Rainbow Forest Museum is open 7:00 a.m. to 6:00 p.m. MST.
Painted Desert Inn National Historic Landmark (a museum and bookstore only) is open 9:00 a.m. to 5:00 p.m. MST year-round.
Petrified Forest & Painted Desert are actually two parks in one. Plan to spend at least two, preferably three to four, hours to see both parks.
The parks are drive through with lots of stops to see along the way. Pick up a driving map at the Visitor's Center. It has details of all the stops along the way. There is a free Junior Ranger program for the kids to complete. There is also an informative Ranger talk at the Visitors Center that is worth sitting through. It gives you lots of information on the formation of the park.
Just behind the Visitors Center is a walking trail that takes you through some petrified logs. There are several marked stops on the trail but the most noteworthy is the gigantic log that you can sit on.
Driving through the park gives you some beautiful scenery. There are some awesome formations to see. There are several stops with little trail loops that you can take. Be sure to see Newspaper Rock. If you have a zoom lens on your camera you can clearly see the petroglyphs.
The trails are level & and easy hike for all age levels. They are accessible for strollers as well.
The coolest thing is that an actual strip of the original Route 66 runs through the park. If you get out & walk it (it is closed to traffic) you see a bunch of old trash leftover fro the Route 66 era (tin cans, bottles, etc). As you are in a National Park, it is illegal to move or remove any of the objects. It's fun to think about the history & all of the cars that traveled that road!
We visited Petrified Forest National Park on our way back to New Mexico after our visit to the Grand Canyon (see separate review). We entered the South end and stopped at the visitor center. It was very informative and had a little museum. We picked up a Junior Ranger packet and the kids got started on them right away. The movie at the visitors center was very helpful to let us know about the park and what we would be seeing. We did the walk right around the visitor center and viewed the petrified logs. They were really neat. We drove to the North entrance stopping along the way to do a few short hikes and take pictures. It was really hot and dry so I would recommend a hat, sunglasses, sunscreen, plenty of water and good hiking shoes. We spent a total of 4 hours (and we move pretty slow but did not hike everything). We weren't there long but managed to fit in time for the kids to complete their Jr. Ranger packets and receive a patch. I definitely recommend making the stop if you are driving by.

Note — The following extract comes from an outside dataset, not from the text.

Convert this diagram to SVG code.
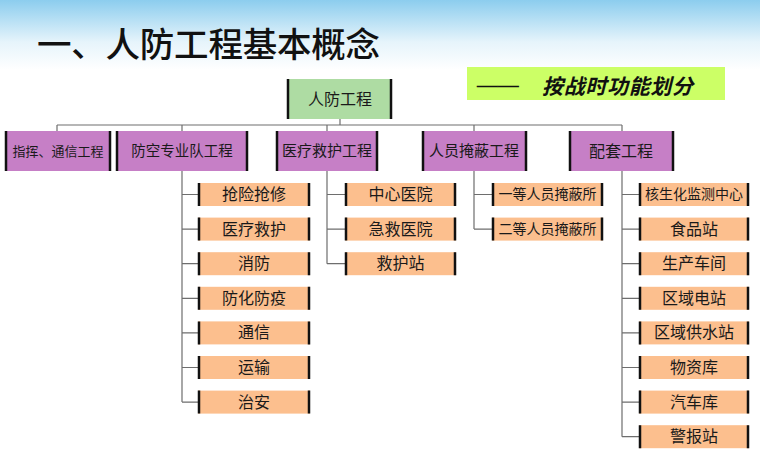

We drove through the park on our big trip out west and loved it! We came in at the south end and drove to the north, stopping to hike amongst the many, many petrified logs in the desert. The girls were fascinated by the color in the logs as well as the layered colors of sand in the petrified forest. Definitely worth a stop!
Along our cross country vacation, and on our way to The Grand Canyon, we made a detour off of route 40 and made our way onto historic RT 66 to visit The Petrified Forest and Painted Desert.
Again, this fit in with our National Parks Pass and once we had paid our fee for the year, we just drove on through, into the park, to enjoy the beautiful views.
I will admit that the kids (and my husband & I) were much more impressed with the Painted Desert than we were with the Petrified Forest. (I am certain I was expecting FULL petrified trees and instead, they were stumps.)
BUT, the painted desert was beautiful and it was a nice excuse to take a slow drive and occassionally get out and stretch our legs.
This was an enjoyable addition to our grand canyon trip. My then 6 year old son and I loved seeing and learning about the trees but it was really hot when we visited.
Everyone there was really nice and took the time to explain things in terms we could understand. We spend a couple hours seeing near by attraction in the park and having lunch.
If you are traveling the 40 to get from one spot to another, this National Park is worth the little detour to see the unique formations. Our children love the Jr Ranger programs available at the national parks, too, and this is another spot to get a badge! They learn so much, and are able to remember more about the parks we visit. You will only add about an hour to your trip to drive through and stop at the visitor center!
This is one National Park that you should not skip. Not only is the setting goergous, but the subject matter of how whole trees can be turned into stone is mind boggling. The whole park seems surreal. When my grandkids touched the rock hard tree stumps they were full of questions - why did the tree become rock? Did a witch cast a spell, asked my 3 year old grand daughter. She was convinced that this was something that could only come out of fairytales.
If you can help it, come in the cooler months.